Undoubtedly, the FDA played a crucial role in establishing standards and testing to ensure the safety of America’s food and pharmaceutical supply. There are also arguments to be made about needless delays, corruption, and capture related to the agency today, and reforms are most likely in order. And despite the length and rigor of the drug approval process, problems still occur.

On Friday, Pfizer voluntarily recalled 12 lots of the popular smoking cessation drug, Chantix. According to the FDA website:

Pfizer is voluntarily recalling two lots of Chantix 0.5mg Tablets, two lots of Chantix 1 mg Tablets, and eight lots of a Chantix kit of 0.5mg/1 mg Tablets to the patient (consumer/user) level due to the presence of a nitrosamine, N-nitroso-varenicline, above the Pfizer established Acceptable Daily Intake (ADI) level.

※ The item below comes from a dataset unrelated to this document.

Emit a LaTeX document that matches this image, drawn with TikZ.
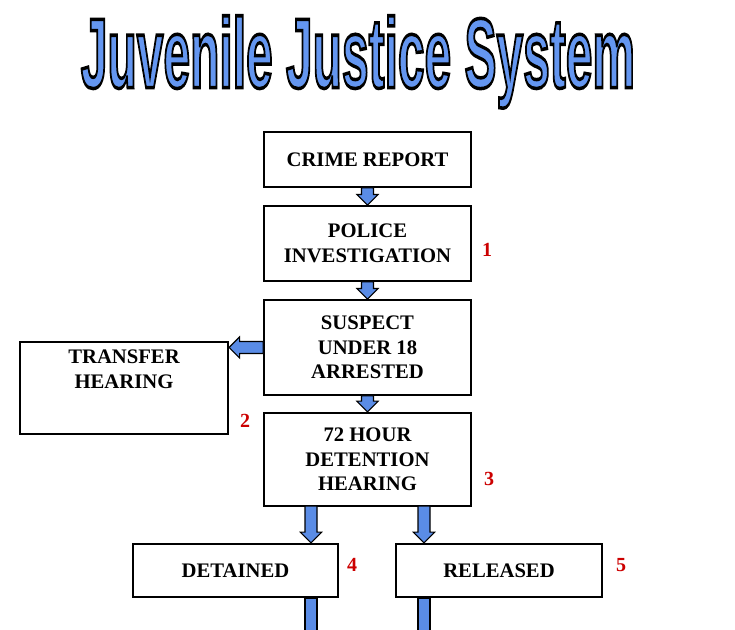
\documentclass[tikz,border=0pt]{standalone}
\usepackage{fontspec}
\setmainfont{Liberation Serif}
\newfontfamily\titlefont{Liberation Sans}
\usetikzlibrary{calc}
\definecolor{arrowblue}{RGB}{90,140,230}
\definecolor{titleblue}{RGB}{100,150,240}
\tikzset{
  stepbox/.style={draw, line width=1.5pt, minimum width=155pt, align=center, font=\bfseries\fontsize{15.5}{18.5}\selectfont},
  num/.style={text=red!80!black, font=\bfseries\fontsize{15}{16}\selectfont},
  blk/.style={draw=black, line width=0.8pt, fill=arrowblue},
}
\newcommand\downblk[2]{%
  \draw[blk] let \p1=(#1), \p2=(#2) in
    (\x1-4.5pt,\y1) -- (\x1+4.5pt,\y1) -- (\x1+4.5pt,\y2+8pt) -- (\x1+8pt,\y2+8pt)
    -- (\x1,\y2) -- (\x1-8pt,\y2+8pt) -- (\x1-4.5pt,\y2+8pt) -- cycle;}
\begin{document}
\begin{tikzpicture}[x=0.75pt,y=-0.75pt]
\useasboundingbox (0,0) rectangle (735,630);
% title
\node (title) at (358,62) {\titlefont\bfseries\fontsize{62}{62}\selectfont
  \color{titleblue}\special{pdf:code 2 Tr 2.2 w 0 0 0 RG}\scalebox{0.58}[1.2]{Juvenile Justice System}\special{pdf:code 0 Tr}};
% boxes
\node[stepbox, minimum height=41pt] (report) at (367.5,159.5) {CRIME REPORT};
\node[stepbox, minimum height=56pt] (police) at (367.5,243.5) {POLICE\\INVESTIGATION};
\node[stepbox, minimum height=71pt] (suspect) at (367.5,347.5) {SUSPECT\\UNDER 18\\ARRESTED};
\node[stepbox, minimum height=69pt, minimum width=156pt, anchor=north] (transfer) at (124,341) {TRANSFER\\HEARING\\[10pt]};
\node[stepbox, minimum height=70pt] (hearing) at (367.5,459.5) {72 HOUR\\DETENTION\\HEARING};
\node[stepbox, minimum height=40pt, minimum width=154pt] (detained) at (235.5,570.5) {DETAINED};
\node[stepbox, minimum height=40pt, minimum width=154pt] (released) at (499,570.5) {RELEASED};
% numbers
\node[num] (n1) at (487,250) {1};
\node[num] (n2) at (245,421) {2};
\node[num] (n3) at (489,479) {3};
\node[num] (n4) at (352,565) {4};
\node[num] (n5) at (621,565) {5};
% arrows
\downblk{report.south}{police.north}
\downblk{police.south}{suspect.north}
\downblk{suspect.south}{hearing.north}
\coordinate (dt) at (311,506);
\coordinate (rt) at (424,506);
\downblk{dt}{detained.north-|dt}
\downblk{rt}{released.north-|rt}
\draw[blk] let \p1=(suspect.west), \p2=(transfer.east) in
  (\x1,\y1+4.5pt) -- (\x1,\y1-4.5pt) -- (\x2+8pt,\y1-4.5pt) -- (\x2+8pt,\y1-8pt)
  -- (\x2,\y1) -- (\x2+8pt,\y1+8pt) -- (\x2+8pt,\y1+4.5pt) -- cycle;
\coordinate (db) at (311,632);
\coordinate (rb) at (424,632);
\draw[blk] let \p1=(detained.south-|db), \p2=(db) in (\x1-4.5pt,\y1) rectangle (\x2+4.5pt,\y2);
\draw[blk] let \p1=(released.south-|rb), \p2=(rb) in (\x1-4.5pt,\y1) rectangle (\x2+4.5pt,\y2);
\end{tikzpicture}
\end{document}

Long-term ingestion of N-nitroso-varenicline may be associated with a theoretical potential increased cancer risk in humans, but there is no immediate risk to patients taking this medication. The health benefits of stopping smoking outweigh the theoretical potential cancer risk from the nitrosamine impurity in varenicline.

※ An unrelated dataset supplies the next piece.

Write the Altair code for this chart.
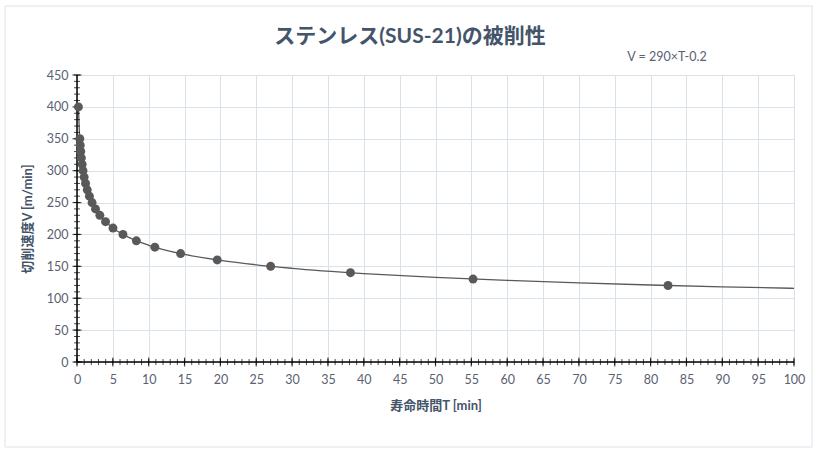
import altair as alt
import pandas as pd

# Measured points (cutting speed V vs. tool life T)
pt_V = [400, 350, 340, 330, 320, 310, 300, 290, 280, 270, 260, 250, 240, 230,
        220, 210, 200, 190, 180, 170, 160, 150, 140, 130, 120]
pt_T = [0.20, 0.39, 0.45, 0.52, 0.61, 0.72, 0.84, 1.00, 1.19, 1.43, 1.73, 2.10,
        2.58, 3.19, 3.98, 5.02, 6.41, 8.28, 10.86, 14.45, 19.56, 27.01, 38.14,
        55.24, 82.43]

# Trend curve (V = 290 x T^-0.2)
cv_T = [0.2, 0.3, 0.4, 0.6, 0.8, 1, 1.5, 2, 3, 4, 5, 7, 10, 15, 20, 30, 40,
        50, 60, 70, 80, 90, 100]
cv_V = [400.0, 369.0, 348.3, 321.2, 303.2, 290.0, 267.4, 252.5, 232.8, 219.8,
        210.2, 196.5, 183.0, 168.7, 159.3, 146.9, 138.7, 132.6, 127.9, 124.0,
        120.7, 117.9, 115.5]

# Axis tick positions
x_major = [0, 5, 10, 15, 20, 25, 30, 35, 40, 45, 50, 55, 60, 65, 70, 75, 80,
           85, 90, 95, 100]
x_minor = list(range(0, 101))
y_major = [0, 50, 100, 150, 200, 250, 300, 350, 400, 450]
y_minor = list(range(0, 451, 10))

title_text = "ステンレス(SUS-21)の被削性"
eq_text = "V = 290×T-0.2"
x_title = "寿命時間T [min]"
y_title = "切削速度V [m/min]"

FONT = "Lato, 'Noto Sans CJK JP', sans-serif"
TXT = "#44546a"
LBL = "#5a6170"
DARK = "#595959"

W, H = 717, 287

xs = alt.Scale(domain=[0, 100], nice=False, zero=False)
ys = alt.Scale(domain=[0, 450], nice=False)

pts = pd.DataFrame({"T": pt_T, "V": pt_V})
cv = pd.DataFrame({"T": cv_T, "V": cv_V})

axis_x = alt.Axis(values=x_major, grid=True, gridColor="#d9e1ea", gridWidth=1,
                  ticks=False, domain=False, labelFont=FONT, labelFontSize=12.5,
                  labelColor=LBL, labelPadding=11, labelOverlap=False, labelFlush=False,
                  title=x_title, titleFont=FONT, titleFontSize=13, titleFontWeight="bold",
                  titleColor=TXT, titlePadding=14)
axis_y = alt.Axis(values=y_major, grid=True, gridColor="#d9e1ea", gridWidth=1,
                  ticks=False, domain=False, labelFont=FONT, labelFontSize=12.5,
                  labelColor=LBL, labelPadding=9, labelOverlap=False, labelFlush=False,
                  title=y_title, titleFont=FONT, titleFontSize=13, titleFontWeight="bold",
                  titleColor=TXT, titlePadding=12)


def X(f):
    return alt.X(f, type="quantitative", scale=xs, axis=axis_x)


def Y(f):
    return alt.Y(f, type="quantitative", scale=ys, axis=axis_y)


curve = alt.Chart(cv).mark_line(color=DARK, strokeWidth=1.3, interpolate="monotone").encode(
    x=X("T"), y=Y("V"))

points = alt.Chart(pts).mark_circle(color=DARK, size=80, opacity=1).encode(
    x=X("T"), y=Y("V"))

# axis lines
xdom = alt.Chart(pd.DataFrame({"a": [0]})).mark_rule(color="black", strokeWidth=1.5).encode(
    x=alt.value(0), x2=alt.value(W), y=Y("a"))
ydom = alt.Chart(pd.DataFrame({"a": [0]})).mark_rule(color="black", strokeWidth=1.5).encode(
    y=alt.value(0), y2=alt.value(H), x=X("a"))

xt_min = alt.Chart(pd.DataFrame({"t": x_minor, "z": [0] * len(x_minor)})).mark_tick(
    orient="vertical", color="black", size=6, thickness=1).encode(x=X("t"), y=Y("z"))
xt_maj = alt.Chart(pd.DataFrame({"t": x_major, "z": [0] * len(x_major)})).mark_tick(
    orient="vertical", color="black", size=9, thickness=1.2).encode(x=X("t"), y=Y("z"))
yt_min = alt.Chart(pd.DataFrame({"t": y_minor, "z": [0] * len(y_minor)})).mark_tick(
    orient="horizontal", color="black", size=6, thickness=1).encode(y=Y("t"), x=X("z"))
yt_maj = alt.Chart(pd.DataFrame({"t": y_major, "z": [0] * len(y_major)})).mark_tick(
    orient="horizontal", color="black", size=9, thickness=1.2).encode(y=Y("t"), x=X("z"))

title = alt.Chart(pd.DataFrame({"s": [title_text]})).mark_text(
    font=FONT, fontSize=21, fontWeight="bold", color=TXT, align="center", baseline="middle").encode(
    text="s:N", x=alt.value(333), y=alt.value(-38))
eq = alt.Chart(pd.DataFrame({"s": [eq_text]})).mark_text(
    font=FONT, fontSize=12.5, color=LBL, align="center", baseline="middle").encode(
    text="s:N", x=alt.value(590), y=alt.value(-18))

border = alt.Chart(pd.DataFrame({"a": [0]})).mark_rect(
    fill=None, stroke="#dde3ea", strokeWidth=1).encode(
    x=alt.value(-72), x2=alt.value(735), y=alt.value(-69), y2=alt.value(372))

chart = alt.layer(curve, border, xdom, ydom, xt_min, xt_maj, yt_min, yt_maj,
                  points, title, eq).properties(
    width=W, height=H,
    autosize=alt.AutoSizeParams(type="none"),
    padding={"left": 77, "top": 75, "right": 26, "bottom": 91},
).configure_view(stroke=None).configure(background="white")

chart.save("out.html", embed_options={"renderer": "svg", "actions": False})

The FDA advises patients to talk to their healthcare provider before discontinuing treatment. Chantix is not the first medication to have elevated levels of nitrosamine. Several blood pressure medications, the popular diabetes medication metformin, and Zantac, a drug used for heartburn, got recalled for the same issue. The source of the chemical could be in the manufacturing process, the chemical structure, or storage conditions. All of these drugs were fully approved and in circulation for decades before being recalled.

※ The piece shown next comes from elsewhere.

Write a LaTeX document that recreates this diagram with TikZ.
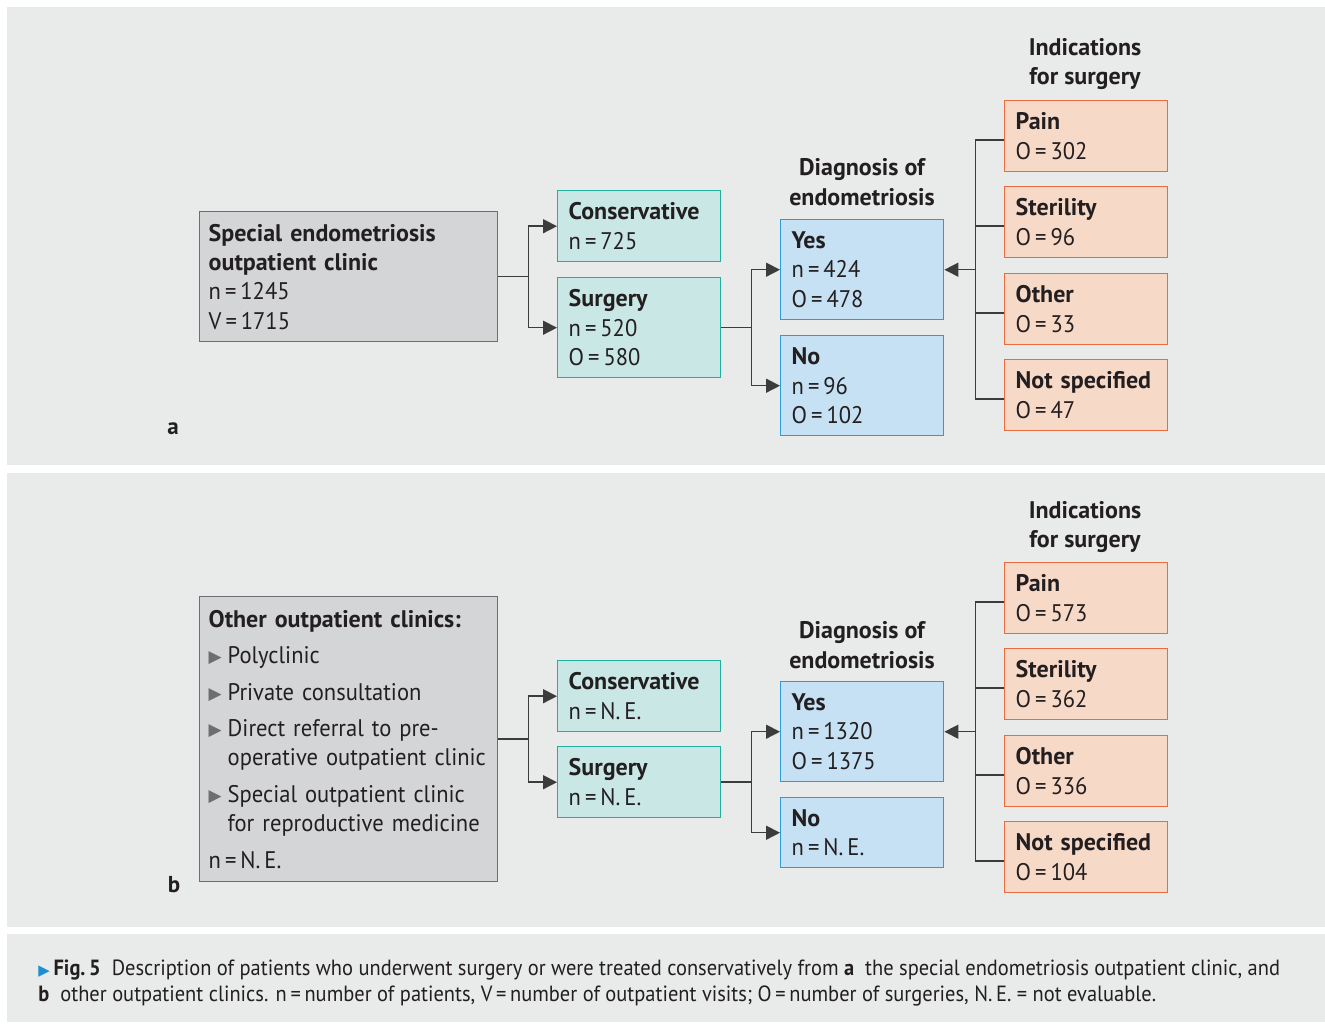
\documentclass[tikz,border=0pt]{standalone}
\usepackage{fontspec}
\setmainfont{PT Sans}[UprightFeatures={FakeStretch=0.94}]
\newfontfamily\symfont{DejaVu Sans}
\newfontfamily\capfont[FakeStretch=0.93]{PT Sans}
\usetikzlibrary{arrows.meta,calc,positioning}

% colours of the figure
\definecolor{panelbg}{HTML}{E9EBEB}
\definecolor{txt}{HTML}{231F20}
\definecolor{mainfill}{HTML}{D4D5D7}
\definecolor{mainline}{HTML}{6D6E71}
\definecolor{consfill}{HTML}{C9E7E5}
\definecolor{consline}{HTML}{1FB0A1}
\definecolor{diagfill}{HTML}{C6E1F4}
\definecolor{diagline}{HTML}{2B9CDA}
\definecolor{indfill}{HTML}{F7D9C8}
\definecolor{indline}{HTML}{E96B40}
\definecolor{linkgray}{HTML}{3C3C3C}
\definecolor{capblue}{HTML}{1E90D2}
\definecolor{bulgray}{HTML}{6D6E71}

% small helpers for the box texts
\newcommand{\bul}{\makebox[9.5pt][l]{\raisebox{0.5pt}{\symfont\fontsize{8.5}{8.5}\selectfont\textcolor{bulgray}{▶}}}}
\newcommand{\ind}{\hspace*{9.5pt}}
\newcommand{\eq}{\,=\,}

\tikzset{
  box/.style={draw, line width=0.7pt, anchor=north west, align=left,
    inner xsep=5.5pt, inner ysep=0pt, text width=70.5pt, text=txt,
    font=\fontsize{12}{14.7}\selectfont},
  mainbox/.style={box, fill=mainfill, draw=mainline, inner xsep=4.5pt, text width=140pt},
  consbox/.style={box, fill=consfill, draw=consline},
  diagbox/.style={box, fill=diagfill, draw=diagline},
  indbox/.style={box, fill=indfill, draw=indline},
  head/.style={align=center, text=txt, font=\fontsize{12}{14.7}\selectfont\bfseries},
  panlabel/.style={text=txt, font=\fontsize{11.5}{14}\selectfont\bfseries},
  link/.style={draw=linkgray, line width=0.75pt},
  arr/.style={link, -{Triangle[length=7pt,width=7pt]}},
  panel/.style={fill=panelbg, draw=none},
}

\begin{document}
\begin{tikzpicture}[x=0.5pt, y=-0.5pt]

    % Fix the page to the size of the figure
    \useasboundingbox (0,0) rectangle (1325,1025);

    % Backgrounds of the two panels and of the caption
    \fill[panel] (7,7) rectangle (1325,465);
    \fill[panel] (7,473) rectangle (1325,927);
    \fill[panel] (7,934) rectangle (1325,1022);

    % ---------------- Panel a ----------------
    \node[mainbox, minimum height=65pt] (main-a) at (199,211)
        {\textbf{Special endometriosis}\\\textbf{outpatient clinic}\\n\eq1245\\V\eq1715};

    \node[consbox, minimum height=35.5pt] (cons-a) at (557,190) {\textbf{Conservative}\\n\eq725};
    \node[consbox, minimum height=50pt] (surg-a) at (557,277) {\textbf{Surgery}\\n\eq520\\O\eq580};

    \node[head] (diag-a) at (862,182) {Diagnosis of\\endometriosis};
    \node[diagbox, minimum height=50pt] (yes-a) at (780,219) {\textbf{Yes}\\n\eq424\\O\eq478};
    \node[diagbox, minimum height=50pt] (no-a) at (780,335) {\textbf{No}\\n\eq96\\O\eq102};

    \node[head] (ind-a) at (1085,64) {Indications\\for surgery};
    \node[indbox, minimum height=35.5pt] (pain-a) at (1004,100) {\textbf{Pain}\\O\eq302};
    \node[indbox, minimum height=35.5pt] (ster-a) at (1004,186) {\textbf{Sterility}\\O\eq96};
    \node[indbox, minimum height=35.5pt] (oth-a) at (1004,273) {\textbf{Other}\\O\eq33};
    \node[indbox, minimum height=35.5pt] (nsp-a) at (1004,359) {\textbf{Not specified}\\O\eq47};

    \node[panlabel] (lab-a) at (173,429) {a};

    % Connectors of panel a
    \draw[link] (main-a.east) -- ++(30,0) coordinate (ja);
    \draw[arr] (ja) |- (cons-a.west);
    \draw[arr] (ja) |- (surg-a.west);

    \draw[link] (surg-a.east) -- ++(30,0) coordinate (sa);
    \draw[arr] (sa) |- (yes-a.west);
    \draw[arr] (sa) |- (no-a.west);

    \coordinate (ia) at ($(yes-a.east)+(31,0)$);
    \foreach \k in {pain,ster,oth,nsp}
        \draw[link] ([yshift=-2pt]\k-a.west) -| (ia);
    \draw[arr] (ia) -- (yes-a.east);

    % ---------------- Panel b ----------------
    \node[mainbox, minimum height=142.5pt] (main-b) at (199,596)
        {\textbf{Other outpatient clinics:}\\[3.5pt]
         \bul Polyclinic\\[3.5pt]
         \bul Private consultation\\[3.5pt]
         \bul Direct referral to pre-\\
         \ind\mbox{operative outpatient clinic}\\[3.5pt]
         \bul Special outpatient clinic\\
         \ind\mbox{for reproductive medicine}\\[3.5pt]
         n\eq N.\,E.};

    \node[consbox, minimum height=35.5pt] (cons-b) at (557,660) {\textbf{Conservative}\\n\eq N.\,E.};
    \node[consbox, minimum height=35.5pt] (surg-b) at (557,746) {\textbf{Surgery}\\n\eq N.\,E.};

    \node[head] (diag-b) at (862,645) {Diagnosis of\\endometriosis};
    \node[diagbox, minimum height=50pt] (yes-b) at (780,681) {\textbf{Yes}\\n\eq1320\\O\eq1375};
    \node[diagbox, minimum height=35pt] (no-b) at (780,797) {\textbf{No}\\n\eq N.\,E.};

    \node[head] (ind-b) at (1085,527) {Indications\\for surgery};
    \node[indbox, minimum height=35.5pt] (pain-b) at (1004,562) {\textbf{Pain}\\O\eq573};
    \node[indbox, minimum height=35.5pt] (ster-b) at (1004,648) {\textbf{Sterility}\\O\eq362};
    \node[indbox, minimum height=35.5pt] (oth-b) at (1004,735) {\textbf{Other}\\O\eq336};
    \node[indbox, minimum height=35.5pt] (nsp-b) at (1004,821) {\textbf{Not specified}\\O\eq104};

    \node[panlabel] (lab-b) at (174,885) {b};

    % Connectors of panel b
    \draw[link] (main-b.east) -- ++(30,0) coordinate (jb);
    \draw[arr] (jb) |- (cons-b.west);
    \draw[arr] (jb) |- (surg-b.west);

    \draw[link] (surg-b.east) -- ++(30,0) coordinate (sb);
    \draw[arr] (sb) |- (yes-b.west);
    \draw[arr] (sb) |- (no-b.west);

    \coordinate (ib) at ($(yes-b.east)+(31,0)$);
    \foreach \k in {pain,ster,oth,nsp}
        \draw[link] ([yshift=-2pt]\k-b.west) -| (ib);
    \draw[arr] (ib) -- (yes-b.east);

    % ---------------- Caption ----------------
    \node[anchor=west, align=left, text=txt, inner sep=0pt,
          font=\capfont\fontsize{11}{13}\selectfont] (caption) at (38,983)
        {{\symfont\fontsize{7.5}{6}\selectfont\textcolor{capblue}{▶}}\,\textbf{Fig.\,5}\enspace Description of patients who underwent surgery or were treated conservatively from \textbf{a}\enspace the special endometriosis outpatient clinic, and\\
         \textbf{b}\enspace other outpatient clinics. n\eq number of patients, V\eq number of outpatient visits; O\eq number of surgeries, N.\,E. = not evaluable.};

\end{tikzpicture}
\end{document}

Related: Why Was Dr. Fauci Put in Charge of the COVID-19 Pandemic After His Disastrous HIV Epidemic Performance?

Now we are in a place where new vaccine technology and new medications are being put through the FDA process rapidly. Yet, repurposed approved medicines that can interfere with viral replication, reduce inflammation, and disrupt clotting are actively suppressed in a coordinated way. Clinicians advocating for their use report unreasonable study burdens put on them by the NIH.

The repurposed drugs have known pharmacological actions, decades of safety data with billions of doses given. Some of the medications are approved for use in children and pregnant women. Almost all have some research indicating their ability to relieve a known COVID-19 symptom. Now, doctors who have used them with observable clinical benefit, in their medical judgment, have their legal prescriptions refused by pharmacies in some cases. It should make you wonder why.

Only history will be able to judge the wisdom and impact of this strategy, just as Dr. Anthony Fauci’s dismissal of Bactrim as a treatment for pneumocystis pneumonia (PCP) in AIDS patients in favor of the new drug AZT proved fatal for thousands of patients. Now, Bactrim is the only medication recommended for PCP in HIV. None of these agencies or the experts within them are infallible. Traditionally, they have been far more cautious.